私は、昔から理不尽なことに対して「どうしてこんなことがまかり通るのだろう」と憤りを感じるタイプでしたが、それを周囲に話しても「そんなことを言っていたら社会は回らない」「みんな折り合いをつけてやっている」とたしなめられるだけでした。
次第に「同じ日本語を話しているはずなのに何も通じない」と感じるようになり、誰にも本当の気持ちを話さなくなっていったんです。
――そうした中で、その先生だけは違ったのですね。
林:はい。私が思い切って自分の率直な考えや気持ちを話してみたところ、先生が「生き物としては、あなたの感覚の方が正しいのでは」と言ってくれて、その言葉に救われました。
それから、少しずつ自分の思いを話せるようになり、空っぽだった自分の中に、まるで地下水が少しずつ汲み上がるようにエネルギーがたまっていったのではないかと思います。
――その後、林さんも当事者会にご参加されたのですね。
林:そうですね。「ひきこもり」という言葉が社会で使われ始めた1999年頃のことです。東京では、当事者や家族が集まる会が生まれつつありました。私も勇気を出して参加してみたところ、そこにはたくさんの当事者たちがいたんです。
それまで、「こんな状態なのは世界で自分だけだ」と思い込み、自分を責め続けていたので、「同じように苦しんできた人がこんなにいる、ひとりじゃなかった」と分かった時、とても安心しました。
――林さんは現在、当事者会を主催していますが、参加される方が外に出られるようになる背景には、どんなきっかけがあると感じていますか。
林:何か劇的なきっかけがあるというより、薄皮を一枚ずつはがしていくように、少しずつ心の重荷を下ろし、わずかでも自分への信頼や希望を取り戻していく過程が必要なんだと感じます。
ひきこもり状態の人の多くは、「自分は最低だ」「生きている価値なんてない」と感じています。その粉々になっている自己肯定感を、一気に回復させることはできません。

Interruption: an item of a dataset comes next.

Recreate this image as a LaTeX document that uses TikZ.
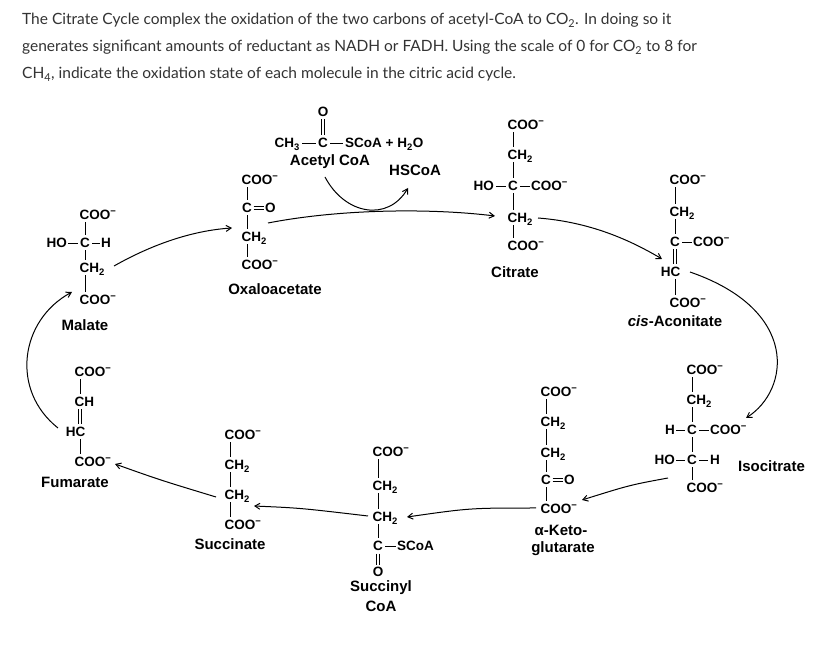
\documentclass[tikz,border=0pt]{standalone}
\usepackage{fontspec}
\setmainfont{Lato}
\newfontfamily\chem{Liberation Sans}
\usetikzlibrary{arrows.meta}
\newcommand\vb[3]{\draw[bond] (#1,#2+7.5) -- (#1,#3-7.5);}
\newcommand\vbb[3]{\draw[bond] (#1-1.6,#2+7.5) -- (#1-1.6,#3-7.5) (#1+1.6,#2+7.5) -- (#1+1.6,#3-7.5);}
\newcommand\hb[3]{\draw[bond] (#1,#3) -- (#2,#3);}
\newcommand\coo{COO\textsuperscript{−}}
\newcommand\chz{CH\textsubscript{2}}
\begin{document}
\begin{tikzpicture}[x=1pt,y=-1pt,
  atom/.style={font=\chem\bfseries\fontsize{13.5}{13.5}\selectfont,inner sep=0pt,text height=9.7pt,text depth=0pt},
  lab/.style={font=\chem\bfseries\fontsize{15}{15}\selectfont,inner sep=0pt},
  bond/.style={line width=0.9pt},
  rx/.style={line width=1pt,-{Straight Barb[length=5pt,width=6pt]}},
  head/.style={font=\fontsize{15.5}{15.5}\selectfont,color=black!80,anchor=base west,inner sep=0pt}]
\useasboundingbox (0,0) rectangle (831,652);
\fill[white] (0,0) rectangle (831,652);
% heading
\node[head] (h1) at (22,25) {The Citrate Cycle complex the oxidation of the two carbons of acetyl-CoA to CO\textsubscript{2}. In doing so it};
\node[head] (h2) at (22,52) {generates significant amounts of reductant as NADH or FADH. Using the scale of 0 for CO\textsubscript{2} to 8 for};
\node[head] (h3) at (22,79) {CH\textsubscript{4}, indicate the oxidation state of each molecule in the citric acid cycle.};
% Acetyl CoA
\node[atom] (aO) at (323,112) {O};
\vbb{323}{112}{143}
\node[atom,anchor=east] (aCH3) at (300,143) {CH\textsubscript{3}};
\hb{302}{316}{143}
\node[atom] (aC) at (323,143) {C};
\hb{330}{343}{143}
\node[atom,anchor=west] (aS) at (345,143) {SCoA + H\textsubscript{2}O};
\node[lab] (aL) at (330,162) {Acetyl CoA};
\node[lab] (hs) at (415,170) {HSCoA};
% Oxaloacetate
\node[atom,anchor=west] (o1) at (241.5,180) {\coo};
\vb{247}{180}{208}
\node[atom] (o2) at (247,208) {C};
\draw[bond] (253.5,206.4) -- (264,206.4) (253.5,209.6) -- (264,209.6);
\node[atom,anchor=west] (o2b) at (265,208) {O};
\vb{247}{208}{237}
\node[atom,anchor=west] (o3) at (241.5,237) {\chz};
\vb{247}{237}{265}
\node[atom,anchor=west] (o4) at (241.5,265) {\coo};
\node[lab] (oL) at (275,289) {Oxaloacetate};
% Citrate
\node[atom,anchor=west] (c1) at (507.5,125) {\coo};
\vb{513}{125}{155}
\node[atom,anchor=west] (c2) at (507.5,155) {\chz};
\vb{513}{155}{186}
\node[atom,anchor=east] (c3a) at (494,186) {HO};
\hb{496}{506}{186}
\node[atom] (c3) at (513,186) {C};
\hb{520}{530}{186}
\node[atom,anchor=west] (c3b) at (531,186) {\coo};
\vb{513}{186}{218}
\node[atom,anchor=west] (c4) at (507.5,218) {\chz};
\vb{513}{218}{246}
\node[atom,anchor=west] (c5) at (507.5,246) {\coo};
\node[lab] (cL) at (515,272) {Citrate};
% cis-Aconitate
\node[atom,anchor=west] (k1) at (669.5,180) {\coo};
\vb{675}{180}{212}
\node[atom,anchor=west] (k2) at (669.5,212) {\chz};
\vb{675}{212}{242}
\node[atom] (k3) at (675,242) {C};
\hb{682}{692}{242}
\node[atom,anchor=west] (k3b) at (693,242) {\coo};
\vbb{675}{242}{272}
\node[atom,anchor=east] (k4) at (680.5,272) {HC};
\vb{675}{272}{303}
\node[atom,anchor=west] (k5) at (669.5,303) {\coo};
\node[lab] (kL) at (675,321) {\textit{cis}-Aconitate};
% Isocitrate
\node[atom,anchor=west] (i1) at (686.5,370) {\coo};
\vb{692}{370}{400}
\node[atom,anchor=west] (i2) at (686.5,400) {\chz};
\vb{692}{400}{430}
\node[atom,anchor=east] (i3a) at (675,430) {H};
\hb{676}{685}{430}
\node[atom] (i3) at (692,430) {C};
\hb{699}{709}{430}
\node[atom,anchor=west] (i3b) at (710,430) {\coo};
\vb{692}{430}{460}
\node[atom,anchor=east] (i4a) at (675,460) {HO};
\hb{676}{685}{460}
\node[atom] (i4) at (692,460) {C};
\hb{699}{708}{460}
\node[atom,anchor=west] (i4b) at (710,460) {H};
\vb{692}{460}{488}
\node[atom,anchor=west] (i5) at (686.5,488) {\coo};
\node[lab,anchor=west] (iL) at (738,466) {Isocitrate};
% alpha-Ketoglutarate
\node[atom,anchor=west] (g1) at (540.5,392) {\coo};
\vb{546}{392}{422}
\node[atom,anchor=west] (g2) at (540.5,422) {\chz};
\vb{546}{422}{453}
\node[atom,anchor=west] (g3) at (540.5,453) {\chz};
\vb{546}{453}{480}
\node[atom] (g4) at (546,480) {C};
\draw[bond] (552.5,478.4) -- (563,478.4) (552.5,481.6) -- (563,481.6);
\node[atom,anchor=west] (g4b) at (564,480) {O};
\vb{546}{480}{509}
\node[atom,anchor=west] (g5) at (540.5,509) {\coo};
\node[lab] (gL1) at (561,530) {α-Keto-};
\node[lab] (gL2) at (563,549) {glutarate};
% Succinyl CoA
\node[atom,anchor=west] (s1) at (372.5,452) {\coo};
\vb{378}{452}{486}
\node[atom,anchor=west] (s2) at (372.5,486) {\chz};
\vb{378}{486}{517}
\node[atom,anchor=west] (s3) at (372.5,517) {\chz};
\vb{378}{517}{546}
\node[atom] (s4) at (378,546) {C};
\hb{385}{396}{546}
\node[atom,anchor=west] (s4b) at (397,546) {SCoA};
\vbb{378}{546}{572}
\node[atom] (s5) at (378,572) {O};
\node[lab] (sL1) at (381,588) {Succinyl};
\node[lab] (sL2) at (381,606) {CoA};
% Succinate
\node[atom,anchor=west] (u1) at (224.5,435) {\coo};
\vb{230}{435}{465}
\node[atom,anchor=west] (u2) at (224.5,465) {\chz};
\vb{230}{465}{495}
\node[atom,anchor=west] (u3) at (224.5,495) {\chz};
\vb{230}{495}{525}
\node[atom,anchor=west] (u4) at (224.5,525) {\coo};
\node[lab] (uL) at (230,544) {Succinate};
% Fumarate
\node[atom,anchor=west] (f1) at (74.5,372) {\coo};
\vb{80}{372}{402}
\node[atom,anchor=west] (f2) at (74.5,402) {CH};
\vbb{80}{402}{432}
\node[atom,anchor=east] (f3) at (85.5,432) {HC};
\vb{80}{432}{462}
\node[atom,anchor=west] (f4) at (74.5,462) {\coo};
\node[lab] (fL) at (75,482) {Fumarate};
% Malate
\node[atom,anchor=west] (m1) at (79.5,215) {\coo};
\vb{85}{215}{243}
\node[atom,anchor=east] (m2a) at (67,243) {HO};
\hb{68}{78}{243}
\node[atom] (m2) at (85,243) {C};
\hb{92}{100}{243}
\node[atom,anchor=west] (m2b) at (101,243) {H};
\vb{85}{243}{268}
\node[atom,anchor=west] (m3) at (79.5,268) {\chz};
\vb{85}{268}{300}
\node[atom,anchor=west] (m4) at (79.5,300) {\coo};
\node[lab] (mL) at (85,325) {Malate};
% reaction arrows
\draw[rx] (268,223) .. controls (340,209) and (430,208) .. (495,216);
\draw[rx] (325,177) .. controls (345,215) and (388,222) .. (408,188);
\draw[rx] (114,266) .. controls (160,240) and (200,230) .. (232,228);
\draw[rx] (538,218) .. controls (590,222) and (630,240) .. (662,259);
\draw[rx] (690,272) .. controls (800,310) and (790,390) .. (746,418);
\draw[rx] (668,478) .. controls (630,485) .. (582,500);
\draw[rx] (536,508) .. controls (470,508) .. (407,517);
\draw[rx] (368,516) .. controls (300,508) .. (254,506);
\draw[rx] (216,497) .. controls (160,480) .. (115,464);
\draw[rx] (58,428) .. controls (10,390) and (20,320) .. (72,292);
\end{tikzpicture}
\end{document}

だからこそ「安心して話せて、否定や価値判断をされない」「自分のことを分かってもらえる」、そんな人や場所に出会うことが何よりも大切です。
「ひきこもりUX女子会」でも、安心できる場づくりを何よりも重視しています。自信がなくても、「自分は生きていていいのかもしれない」と思える瞬間を、少しずつ積み上げていく。それが回復への第一歩だと感じています。